Goal-Directed Therapy

The concept of goal-directed therapy refers to the protocolized assessment and manipulation of hemodynamic variables in the resuscitation of critically ill patients. This approach became fashionable in the late 1980s and early 1990s, with a resurgence of interest in the early 2000s. Initially these protocols were relatively simple and consisted of measures to increase oxygen delivery and consumption to predefined targets. It was soon recognized that the same targets could not be used for every single group of patients undergoing different conditions and procedures, so protocols have now been refined for different patient populations.

Hemodynamic Optimization of the High-Risk Surgical Patient

Many different protocols have been used for the management of the high-risk surgical patient.8492 Initially all such protocols targeted an oxygen delivery index of 600 mL/minute/m2 with the use of fluids and positive inotropic agents. Measurement of cardiac output was performed through a PAC. Currently, many different protocols have been devised, some targeting oxygen delivery, some the mixed venous oxygen saturation, and some ensuring adequate volume loading by targeting a maximal stroke volume. The newer protocols reflect the more modern technologies, so they typically involve less invasive strategies and techniques. Data suggesting one protocol over another are essentially lacking, so it is best to choose appropriate monitoring technologies and therapeutic end points in accordance with the particular characteristics of the patient group being treated and depending on availability of appropriate devices and trained practitioners. Two protocols for optimization are shown in Figures 3.6 and 3.7.

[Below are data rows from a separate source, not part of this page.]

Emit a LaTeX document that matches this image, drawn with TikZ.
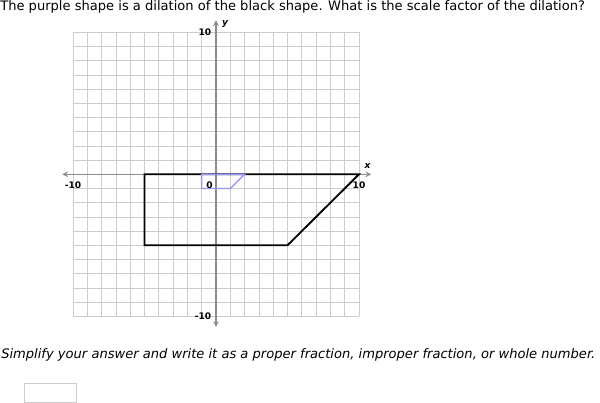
\documentclass[tikz,border=0pt]{standalone}
\usepackage{fontspec}
\setmainfont{DejaVu Sans}
\usepackage{tikz}
\definecolor{gridgray}{RGB}{204,204,204}
\definecolor{axisgray}{RGB}{140,140,140}
\definecolor{dilpurple}{RGB}{150,150,255}

\begin{document}
\begin{tikzpicture}[x=0.75pt,y=-0.75pt]
				\useasboundingbox (0,0) rectangle (600,403);
				
				\node [anchor=west, inner sep=0pt, font=\fontsize{9.8}{11}\selectfont] (question) at (0,7) {The purple shape is a dilation of the black shape. What is the scale factor of the dilation?};
				
				\begin{scope}[shift={(216,174.3)}, x=10.725pt, y=10.65pt]
				\foreach \k in {-10,...,10} {
					\draw [gridgray, line width=0.5pt] (\k,-10) -- (\k,10);
					\draw [gridgray, line width=0.5pt] (-10,\k) -- (10,\k);
				}
				
				\draw [axisgray, line width=0.9pt, stealth-stealth] (-10.75,0) -- (10.85,0);
				\draw [axisgray, line width=0.9pt, stealth-stealth] (0,10.85) -- (0,-10.75);
				
				\draw [line width=1.4pt] (-5,0) -- (10,0) -- (5,-5) -- (-5,-5) -- cycle;
				\draw [dilpurple, line width=1.1pt] (-1,0) -- (2,0) -- (1,-1) -- (-1,-1) -- cycle;
				
				\begin{scope}[font=\fontsize{6.8}{8}\selectfont\bfseries]
				\node [below] (xmin) at (-10,-0.2) {-10};
				\node [below] (xmax) at (10,-0.2) {10};
				\node [left] (ymax) at (0,10) {10};
				\node [left] (ymin) at (0,-10) {-10};
				\node [below left] (origin) at (0.1,-0.2) {0};
				\node [above] (xlab) at (10.6,0.1) {\itshape x};
				\node [right] (ylab) at (0.1,10.6) {\itshape y};
				\end{scope}
				\end{scope}
				
				\node [anchor=west, inner sep=0pt, font=\fontsize{9.8}{11}\selectfont\itshape] (hint) at (1,355) {Simplify your answer and write it as a proper fraction, improper fraction, or whole number.};
				
				\node [draw=gridgray, line width=0.8pt, minimum width=39pt, minimum height=14pt, inner sep=0pt, anchor=north west] (answer) at (24,383) {};
				\end{tikzpicture}
\end{document}
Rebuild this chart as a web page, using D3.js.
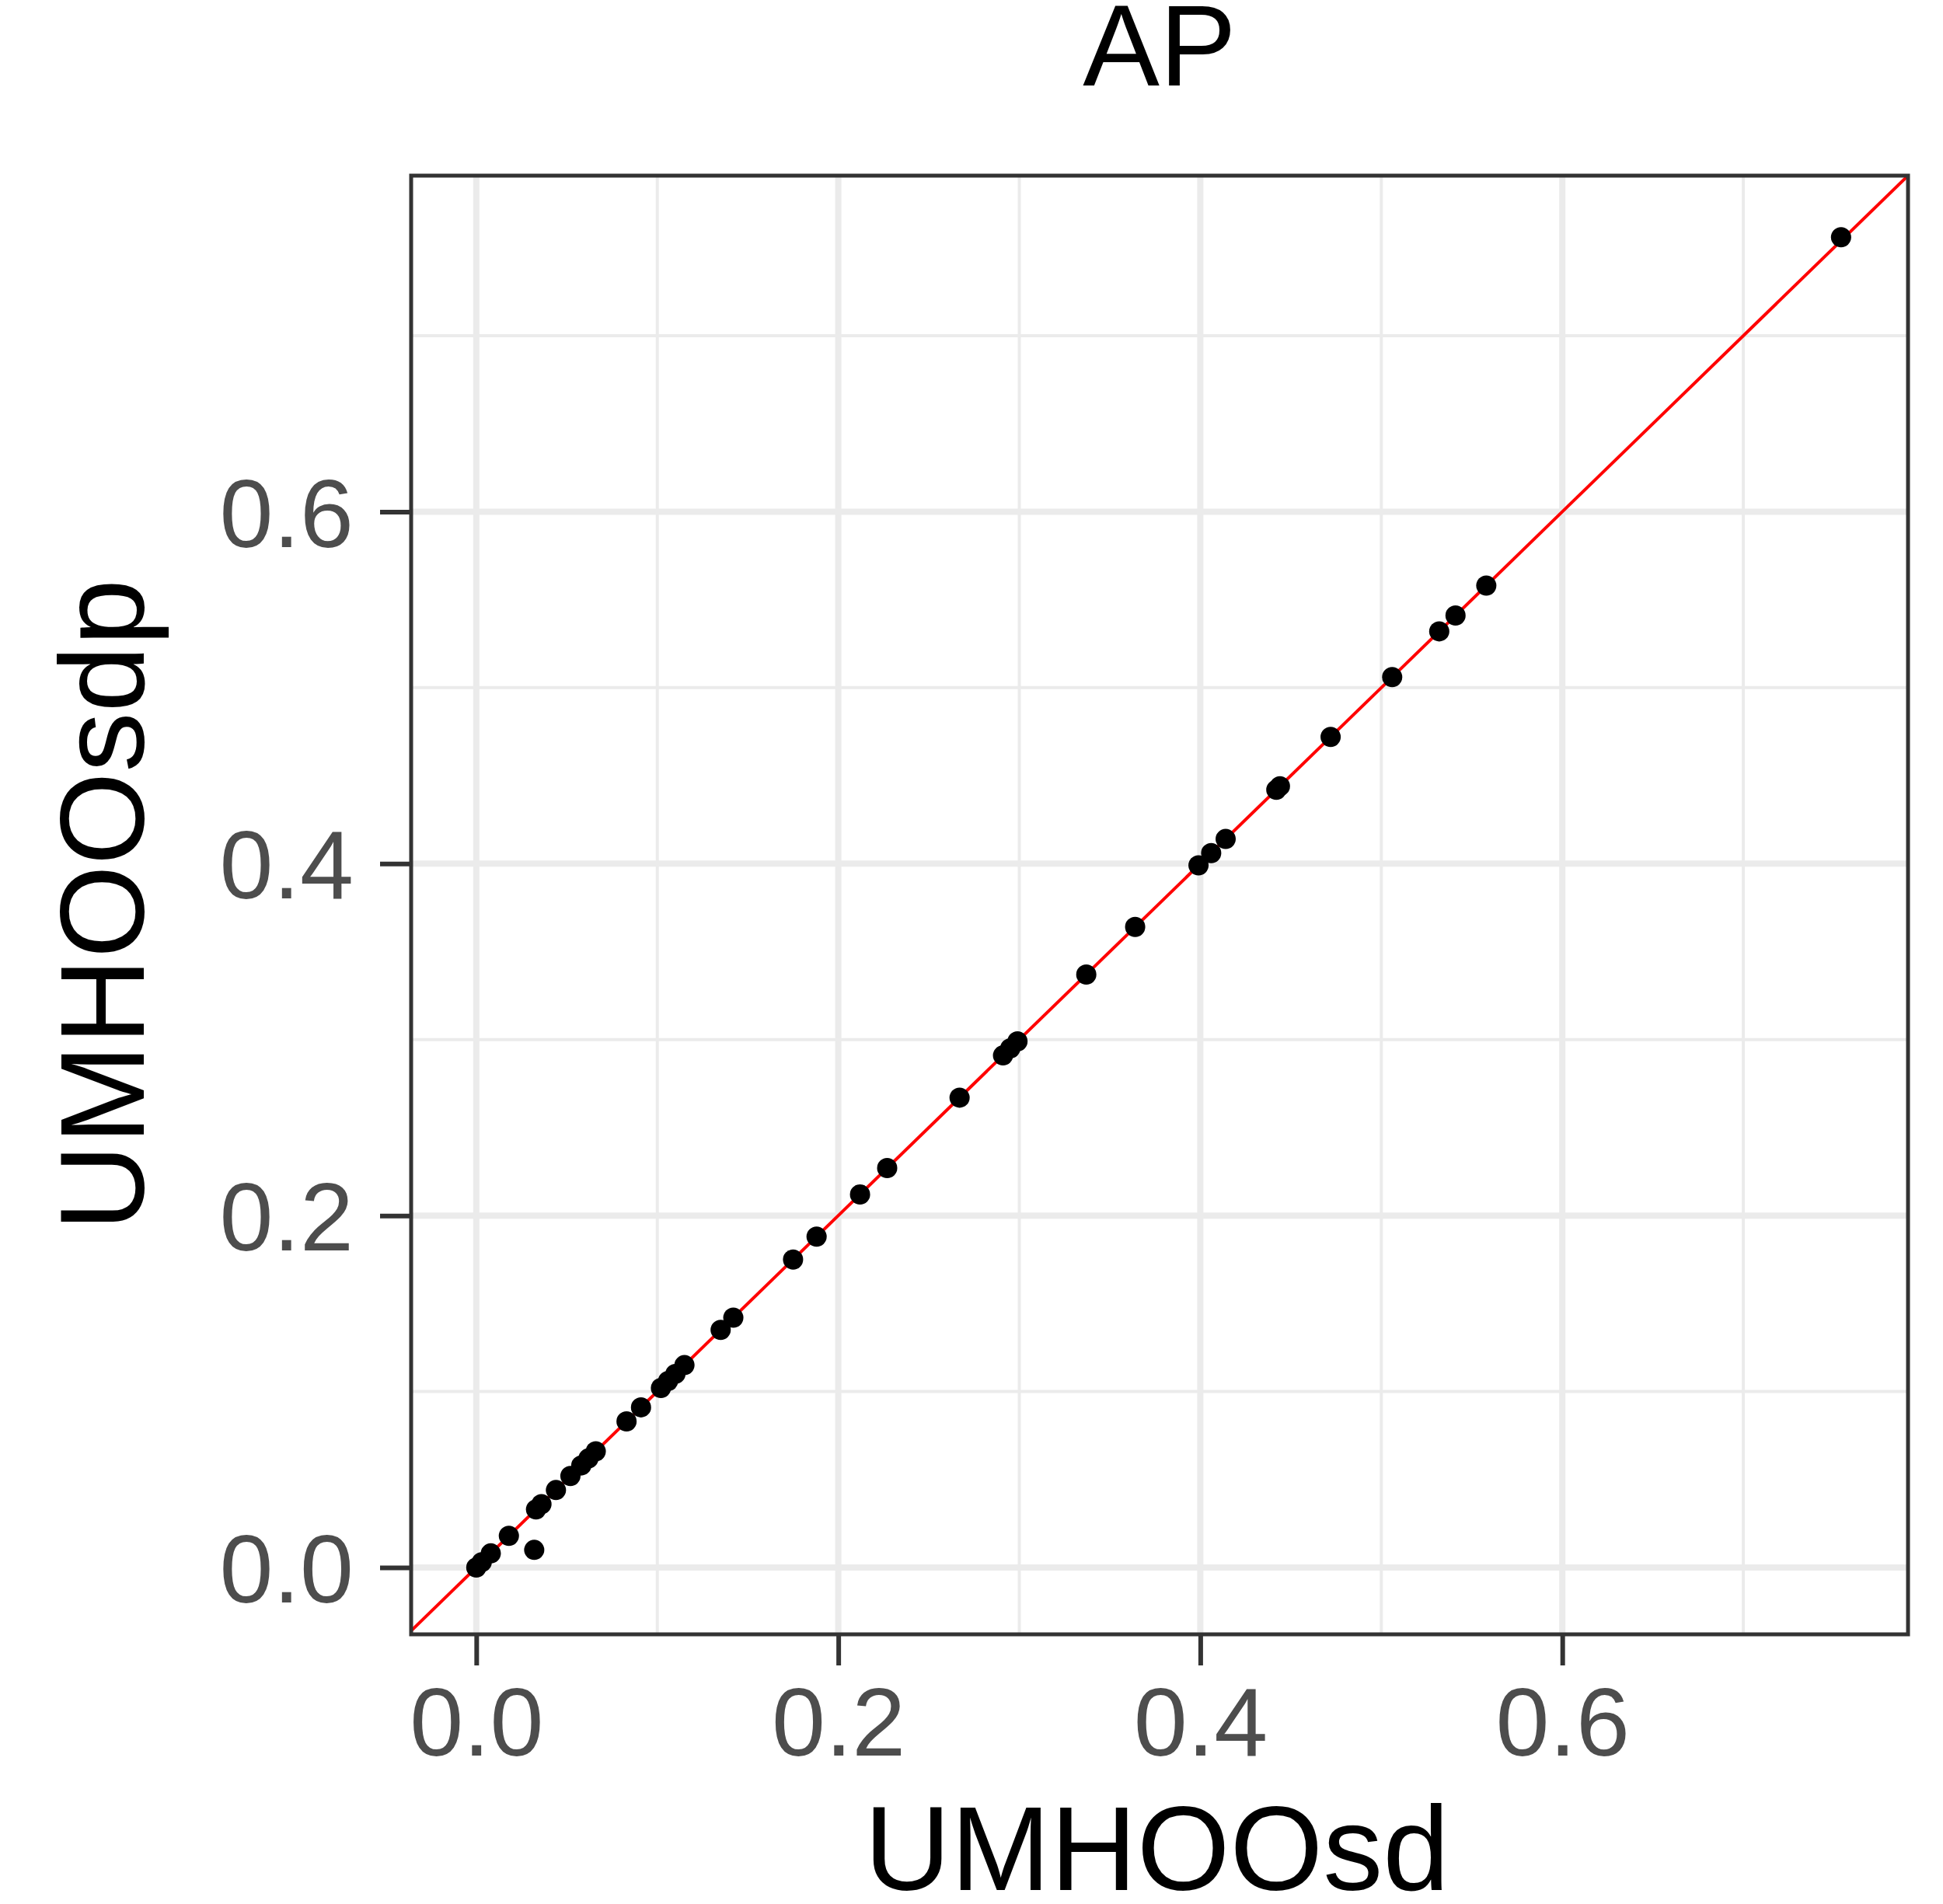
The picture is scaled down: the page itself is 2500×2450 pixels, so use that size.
<!DOCTYPE html>
<html><head><meta charset="utf-8">
<script src="https://cdn.jsdelivr.net/npm/d3@7"></script>
<style>body{margin:0;background:#fff}</style>
</head><body><div id="chart"></div>
<script>
// values (UMHOOsd vs UMHOOsdp)
var xVals = [0.0, 0.003, 0.008, 0.018, 0.032, 0.033, 0.036, 0.044, 0.052, 0.058, 0.062, 0.066,
  0.083, 0.091, 0.102, 0.106, 0.110, 0.115, 0.135, 0.142, 0.175, 0.188, 0.212, 0.227, 0.267,
  0.291, 0.295, 0.299, 0.337, 0.364, 0.399, 0.406, 0.414, 0.442, 0.444, 0.472, 0.506, 0.532,
  0.541, 0.558, 0.754];
var yVals = [0.0, 0.003, 0.008, 0.018, 0.010, 0.033, 0.036, 0.044, 0.052, 0.058, 0.062, 0.066,
  0.083, 0.091, 0.102, 0.106, 0.110, 0.115, 0.135, 0.142, 0.175, 0.188, 0.212, 0.227, 0.267,
  0.291, 0.295, 0.299, 0.337, 0.364, 0.399, 0.406, 0.414, 0.442, 0.444, 0.472, 0.506, 0.532,
  0.541, 0.558, 0.756];
var majorTicks = [0, 0.2, 0.4, 0.6];
var minorTicks = [0.1, 0.3, 0.5, 0.7];

var svgWidth = 2500, svgHeight = 2450;
var panel = {left: 529, right: 2455, top: 226, bottom: 2103};

var svg = d3.select("#chart").append("svg")
  .attr("width", svgWidth).attr("height", svgHeight)
  .style("font-family", "Liberation Sans, Arial, sans-serif");

var x = d3.scaleLinear().domain([-0.036, 0.791]).range([panel.left, panel.right]);
var y = d3.scaleLinear().domain([-0.038, 0.791]).range([panel.bottom, panel.top]);

var grid = svg.append("g");
minorTicks.forEach(function(t) {
  grid.append("line").attr("x1", x(t)).attr("x2", x(t)).attr("y1", panel.top).attr("y2", panel.bottom)
    .attr("stroke", "#EBEBEB").attr("stroke-width", 4);
  grid.append("line").attr("y1", y(t)).attr("y2", y(t)).attr("x1", panel.left).attr("x2", panel.right)
    .attr("stroke", "#EBEBEB").attr("stroke-width", 4);
});
majorTicks.forEach(function(t) {
  grid.append("line").attr("x1", x(t)).attr("x2", x(t)).attr("y1", panel.top).attr("y2", panel.bottom)
    .attr("stroke", "#EBEBEB").attr("stroke-width", 8);
  grid.append("line").attr("y1", y(t)).attr("y2", y(t)).attr("x1", panel.left).attr("x2", panel.right)
    .attr("stroke", "#EBEBEB").attr("stroke-width", 8);
});

// identity line, clipped to panel
svg.append("clipPath").attr("id", "clip").append("rect")
  .attr("x", panel.left).attr("y", panel.top)
  .attr("width", panel.right - panel.left).attr("height", panel.bottom - panel.top);
svg.append("line").attr("clip-path", "url(#clip)")
  .attr("x1", x(-0.05)).attr("y1", y(-0.05)).attr("x2", x(0.8)).attr("y2", y(0.8))
  .attr("stroke", "red").attr("stroke-width", 4);

svg.append("g").selectAll("circle").data(xVals).enter().append("circle")
  .attr("cx", function(d) { return x(d); })
  .attr("cy", function(d, i) { return y(yVals[i]); })
  .attr("r", 13).attr("fill", "black");

svg.append("rect").attr("x", panel.left).attr("y", panel.top)
  .attr("width", panel.right - panel.left).attr("height", panel.bottom - panel.top)
  .attr("fill", "none").attr("stroke", "#333333").attr("stroke-width", 5);

// axes
var xAxis = d3.axisBottom(x).tickValues(majorTicks).tickFormat(d3.format(".1f")).tickSize(40).tickPadding(28);
var yAxis = d3.axisLeft(y).tickValues(majorTicks).tickFormat(d3.format(".1f")).tickSize(40).tickPadding(34);
var gx = svg.append("g").attr("transform", `translate(0, ${panel.bottom})`).call(xAxis);
var gy = svg.append("g").attr("transform", `translate(${panel.left}, 0)`).call(yAxis);
[gx, gy].forEach(function(g) {
  g.select(".domain").remove();
  g.selectAll(".tick line").attr("stroke", "#333333").attr("stroke-width", 6);
  g.selectAll(".tick text").attr("fill", "#4D4D4D").style("font-size", "124px")
    .style("font-family", "Liberation Sans, Arial, sans-serif");
});
gy.selectAll(".tick text").attr("dy", "0.36em");

svg.append("text").attr("x", 1492).attr("y", 110).attr("text-anchor", "middle")
  .style("font-size", "148px").text("AP");
svg.append("text").attr("x", x(0.376)).attr("y", 2432).attr("text-anchor", "middle")
  .style("font-size", "154px").text("UMHOOsd");
svg.append("text").attr("transform", `translate(185, ${(panel.top + panel.bottom) / 2}) rotate(-90)`)
  .attr("text-anchor", "middle").style("font-size", "154px").text("UMHOOsdp");
</script></body></html>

Early Goal-Directed Therapy of Severe Sepsis

Resuscitation of patients with severe sepsis and septic shock has been studied with an early goal-directed approach74 (Fig. 3.8). In this approach, cardiac output has not actually been measured; however, a number of surrogate markers of adequacy of the circulation have been targeted. Volume loading is instigated early in this protocol and then targeted against markers of lactate metabolism and central venous oxygen saturation. If these markers fail to fall, then oxygen utilization is decreased by sedation and mechanical ventilation, and oxygen delivery is increased with the use of red blood cell transfusion and a positive inotrope. It should be noticed that although different parameters are being used, this strategy is very similar in principle to that used in the high-risk surgical group of patients.

Conclusions

Resuscitation of critically ill patients is a complex process. Several simple steps need to be taken to ensure delivery of an appropriate level of resuscitation. First, the patient should attain an optimal level of preload. This is best achieved by identifying the group of patients who are likely to benefit from volume loading and then providing this intervention, while at the same time not giving excess intravascular volume to patients who are unlikely to benefit from it. If it is impossible to predict which patients will benefit, then the fluid should be given under tightly controlled circumstances in the form of a fluid challenge with close monitoring of the circulation. After appropriate volume resuscitation, the circulation of some patients will still be inadequate for their metabolic demands. These patients may then benefit from either a reduction in oxygen requirements or an increase in oxygen delivery. This approach necessitates the monitoring of the circulation and the metabolic status.